═════ Record extracts ═════

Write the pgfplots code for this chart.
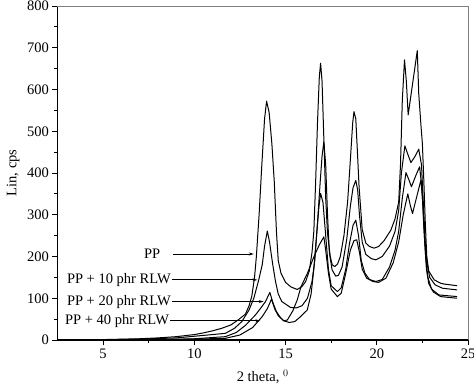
\documentclass[border=0pt]{standalone}
\usepackage{pgfplots}
\pgfplotsset{compat=1.18}
\usepackage{fontspec}
\setmainfont{Liberation Serif}
\usetikzlibrary{arrows.meta}
\newcommand{\fs}{\fontsize{14.5}{17}\selectfont}
\tikzset{crv/.style={black, line width=1pt, line join=round, mark=none}}
\begin{document}
\begin{tikzpicture}
\begin{axis}[
  scale only axis, width=410.5pt, height=334pt,
  xmin=2.5, xmax=25, ymin=0, ymax=800,
  xtick={5,10,15,20,25}, ytick={0,100,...,800},
  minor x tick num=1, minor y tick num=1,
  tick align=outside, major tick length=5pt, minor tick length=3pt,
  axis x line*=bottom, axis y line*=left,
  axis line style={line width=1.1pt, -},
  tick style={line width=1pt, black},
  /pgf/number format/assume math mode=true,
  tick label style={font=\fs},
  label style={font=\fs},
  xlabel={2 theta, $^{0}$},
  ylabel={Lin, cps},
  x label style={at={(axis description cs:0.5,-0.124)}, anchor=base},
  y label style={at={(axis description cs:-0.108,0.5)}, anchor=center},
  clip=false,
]
% PP
\addplot[crv] coordinates {(2.6,0) (4,0.5) (5,1) (6,2) (7,3) (8,5) (9,8) (10,13) (10.5,17) (11,22) (11.5,28) (12,36) (12.4,48) (12.8,62) (13.0,82) (13.15,105) (13.3,150) (13.4,200) (13.55,300) (13.7,420) (13.85,530) (13.96,572) (14.1,545) (14.25,470) (14.38,380) (14.5,260) (14.6,190) (14.75,160) (15.0,138) (15.3,127) (15.64,121) (15.9,128) (16.1,140) (16.3,165) (16.45,210) (16.55,260) (16.65,380) (16.75,520) (16.85,630) (16.92,663) (17.0,620) (17.1,480) (17.2,340) (17.3,255) (17.45,200) (17.56,180) (17.7,176) (17.85,182) (18.0,200) (18.2,250) (18.4,330) (18.55,430) (18.68,520) (18.75,547) (18.85,530) (18.95,440) (19.03,367) (19.2,265) (19.4,232) (19.6,224) (19.85,220) (20.1,224) (20.4,238) (20.77,263) (21.0,290) (21.2,330) (21.3,420) (21.4,575) (21.52,671) (21.62,620) (21.72,539) (22.22,693) (22.3,590) (22.42,515) (22.5,470) (22.58,380) (22.66,280) (22.74,200) (22.85,165) (23.15,144) (23.5,136) (23.7,134) (24.4,130)};
% PP + 10 phr RLW
\addplot[crv] coordinates {(2.6,0) (5,0.5) (7,2) (9,5) (10,9) (11,13) (11.7,16) (12.2,28) (12.6,44) (13.0,72) (13.26,100) (13.53,144) (13.72,180) (13.85,225) (14.0,261) (14.12,235) (14.3,180) (14.45,140) (14.6,110) (14.8,92) (15.27,78) (15.6,77) (15.9,82) (16.2,100) (16.45,140) (16.6,190) (16.75,280) (16.9,380) (17.0,440) (17.1,475) (17.2,420) (17.3,300) (17.4,210) (17.55,168) (17.75,153) (17.9,155) (18.1,175) (18.35,240) (18.55,320) (18.7,365) (18.85,382) (18.95,360) (19.05,300) (19.2,235) (19.4,205) (19.7,195) (19.95,192) (20.3,200) (20.7,225) (21.0,260) (21.2,310) (21.35,400) (21.54,465) (21.7,445) (21.87,425) (22.1,440) (22.3,457) (22.45,420) (22.55,330) (22.65,240) (22.75,185) (22.9,150) (23.2,132) (23.6,124) (24.4,120)};
% PP + 20 phr RLW
\addplot[crv] coordinates {(2.6,0) (5,0) (8,1) (10,3) (11.7,8) (12.3,18) (12.8,35) (13.35,60) (13.7,80) (13.9,92) (14.14,114) (14.3,90) (14.5,68) (14.7,55) (14.9,46) (15.2,42) (15.5,44) (15.8,55) (16.19,72) (16.4,110) (16.55,170) (16.7,250) (16.83,320) (16.92,351) (17.05,330) (17.2,250) (17.35,170) (17.5,130) (17.84,116) (18.05,125) (18.3,170) (18.5,230) (18.7,275) (18.85,287) (19.0,250) (19.15,190) (19.35,160) (19.6,145) (19.95,140) (20.3,145) (20.7,175) (21.0,215) (21.2,260) (21.4,340) (21.6,401) (21.75,385) (21.9,367) (22.15,395) (22.35,415) (22.48,360) (22.58,270) (22.68,200) (22.8,150) (23.0,122) (23.4,108) (24.4,104)};
% PP + 40 phr RLW
\addplot[crv] coordinates {(2.6,0) (5,0) (8,1) (10,2) (11.7,4) (12.5,12) (13.2,30) (13.72,56) (14.0,75) (14.23,98) (14.4,75) (14.6,58) (14.9,46) (15.1,48) (15.4,70) (15.64,96) (15.85,128) (16.2,160) (16.56,200) (16.85,228) (17.1,247) (17.2,215) (17.35,160) (17.5,122) (17.84,104) (18.05,112) (18.3,160) (18.55,215) (18.75,238) (18.9,240) (19.05,210) (19.2,170) (19.45,148) (19.8,140) (20.1,138) (20.5,148) (20.9,185) (21.2,235) (21.45,300) (21.7,350) (21.85,320) (21.96,303) (22.2,345) (22.42,383) (22.52,330) (22.62,240) (22.72,170) (22.85,135) (23.1,115) (23.5,104) (24.4,100)};
% frame top/right
\draw[gray, line width=0.5pt] (rel axis cs:0,1) -- (rel axis cs:1,1) -- (rel axis cs:1,0);
% labels and arrows
\node[anchor=east, inner sep=0pt, font=\fs] at (axis cs:8.14,206) {PP};
\node[anchor=east, inner sep=0pt, font=\fs] at (axis cs:8.72,144) {PP + 10 phr RLW};
\node[anchor=east, inner sep=0pt, font=\fs] at (axis cs:8.72,92) {PP + 20 phr RLW};
\node[anchor=east, inner sep=0pt, font=\fs] at (axis cs:8.62,46) {PP + 40 phr RLW};
\draw[line width=0.8pt, -{Stealth[length=5pt,width=3pt]}] (axis cs:8.85,206) -- (axis cs:13.26,206);
\draw[line width=0.8pt, -{Stealth[length=5pt,width=3pt]}] (axis cs:8.79,144) -- (axis cs:13.46,144);
\draw[line width=0.8pt, -{Stealth[length=5pt,width=3pt]}] (axis cs:8.79,92) -- (axis cs:13.8,92);
\draw[line width=0.8pt, -{Stealth[length=5pt,width=3pt]}] (axis cs:8.68,46) -- (axis cs:13.62,46);
\end{axis}
\pgfresetboundingbox
\path[use as bounding box] (-57.5pt,-46pt) rectangle (416.5pt,340pt);
\end{tikzpicture}
\end{document}
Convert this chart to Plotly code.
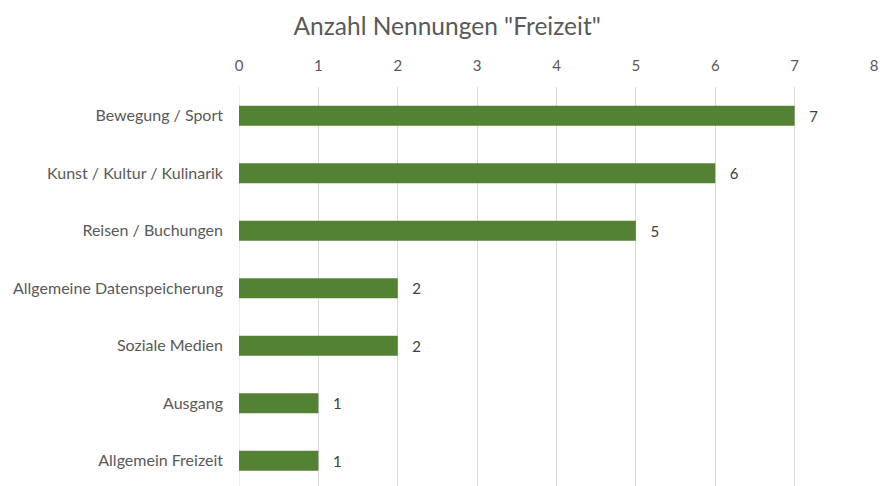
import plotly.graph_objects as go

categories = ["Bewegung / Sport", "Kunst / Kultur / Kulinarik", "Reisen / Buchungen",
              "Allgemeine Datenspeicherung", "Soziale Medien", "Ausgang", "Allgemein Freizeit"]
values = [7, 6, 5, 2, 2, 1, 1]
x_ticks = [0, 1, 2, 3, 4, 5, 6, 7, 8]

fig = go.Figure(go.Bar(
    y=categories, x=values, orientation="h",
    marker=dict(color="#548235", line=dict(width=0)),
    width=0.35,
    text=[f"   {v}" for v in values], textposition="outside",
    textfont=dict(size=15, color="#404040", family="Lato"),
    cliponaxis=False,
))

fig.update_layout(
    width=882, height=486,
    margin=dict(l=239, r=8, t=87, b=0, autoexpand=False),
    paper_bgcolor="white", plot_bgcolor="white",
    font=dict(family="Lato", color="#595959"),
    title=dict(text='Anzahl Nennungen "Freizeit"', x=0.507, xanchor="center",
               y=0.945, yanchor="middle",
               font=dict(size=24.5, color="#595959", family="Lato")),
    showlegend=False,
    bargap=0.65,
)
fig.update_xaxes(
    side="top", range=[0, 8], tickvals=x_ticks, ticktext=[str(t) for t in x_ticks],
    showgrid=True, gridcolor="#d9d9d9", gridwidth=1, zeroline=False, automargin=False,
    showline=False, ticks="", tickfont=dict(size=15, color="#595959"), ticklabelstandoff=12,
)
fig.update_yaxes(
    categoryorder="array", categoryarray=categories, automargin=False,
    range=[6.44, -0.5], showgrid=False, zeroline=False, showline=False, ticks="",
    tickfont=dict(size=16, color="#595959"), ticklabelstandoff=15,
)
fig.add_shape(type="line", xref="x", yref="paper", x0=0, x1=0, y0=0, y1=1,
              line=dict(color="#d9d9d9", width=1), layer="below")

fig.write_html("out.html", config={"displayModeBar": False},
               post_script="document.body.style.margin='0';document.body.style.overflow='hidden';")
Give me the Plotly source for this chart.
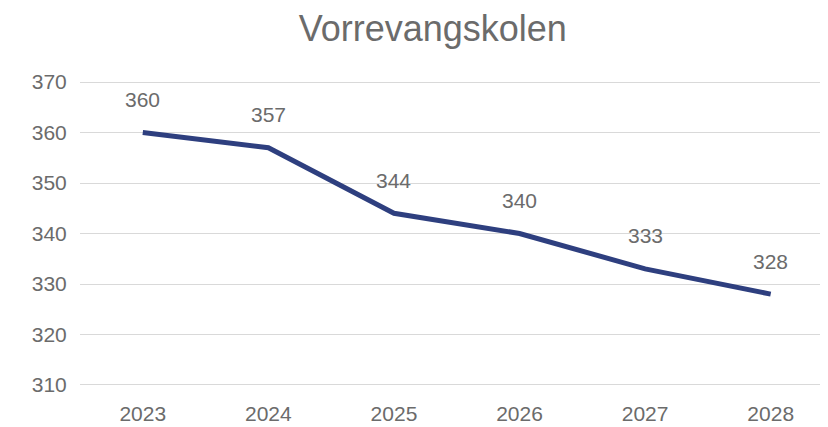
import plotly.graph_objects as go

years = ["2023", "2024", "2025", "2026", "2027", "2028"]
values = [360, 357, 344, 340, 333, 328]
title = "Vorrevangskolen"

FONT = "Liberation Sans, Arial"
GRAY = "#6b6b6b"

fig = go.Figure()
fig.add_trace(go.Scatter(
    x=years, y=values, mode="lines",
    line=dict(color="#2E3F7F", width=5),
    hoverinfo="skip",
))
for i, v in enumerate(values):
    fig.add_annotation(x=i, y=v, xref="x", yref="y", text=str(v), showarrow=False, yshift=33,
                       font=dict(family=FONT, size=21, color=GRAY))

fig.update_layout(
    width=828, height=427,
    margin=dict(l=72, r=0, t=73, b=49),
    paper_bgcolor="white", plot_bgcolor="white",
    showlegend=False,
    title=dict(text=title, x=0.513, xanchor="center", y=0.952, yanchor="middle",
               font=dict(family=FONT, size=36, color=GRAY)),
    font=dict(family=FONT, size=21, color=GRAY),
)
fig.update_xaxes(type="category", range=[-0.5, 5.52], showgrid=False, zeroline=False,
                 showline=False, ticks="outside", ticklen=9, tickcolor="white",
                 tickfont=dict(size=21, color=GRAY))
fig.update_yaxes(range=[309.8, 370.2], dtick=10, tick0=310, showgrid=True, gridcolor="#d9d9d9",
                 gridwidth=1.3, zeroline=False, showline=False, ticks="outside", ticklen=8,
                 tickcolor="white", tickfont=dict(size=21, color=GRAY))

fig.write_html("out.html")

═════

> _Written instruction_: Do not include pictures. Copy only the lines running from the line with "Give me the Plotly source for this chart." through the last line of the records, exactly as they appear.

> _Exercise solution_:
Give me the Plotly source for this chart.
import plotly.graph_objects as go

years = ["2023", "2024", "2025", "2026", "2027", "2028"]
values = [360, 357, 344, 340, 333, 328]
title = "Vorrevangskolen"

FONT = "Liberation Sans, Arial"
GRAY = "#6b6b6b"

fig = go.Figure()
fig.add_trace(go.Scatter(
    x=years, y=values, mode="lines",
    line=dict(color="#2E3F7F", width=5),
    hoverinfo="skip",
))
for i, v in enumerate(values):
    fig.add_annotation(x=i, y=v, xref="x", yref="y", text=str(v), showarrow=False, yshift=33,
                       font=dict(family=FONT, size=21, color=GRAY))

fig.update_layout(
    width=828, height=427,
    margin=dict(l=72, r=0, t=73, b=49),
    paper_bgcolor="white", plot_bgcolor="white",
    showlegend=False,
    title=dict(text=title, x=0.513, xanchor="center", y=0.952, yanchor="middle",
               font=dict(family=FONT, size=36, color=GRAY)),
    font=dict(family=FONT, size=21, color=GRAY),
)
fig.update_xaxes(type="category", range=[-0.5, 5.52], showgrid=False, zeroline=False,
                 showline=False, ticks="outside", ticklen=9, tickcolor="white",
                 tickfont=dict(size=21, color=GRAY))
fig.update_yaxes(range=[309.8, 370.2], dtick=10, tick0=310, showgrid=True, gridcolor="#d9d9d9",
                 gridwidth=1.3, zeroline=False, showline=False, ticks="outside", ticklen=8,
                 tickcolor="white", tickfont=dict(size=21, color=GRAY))

fig.write_html("out.html")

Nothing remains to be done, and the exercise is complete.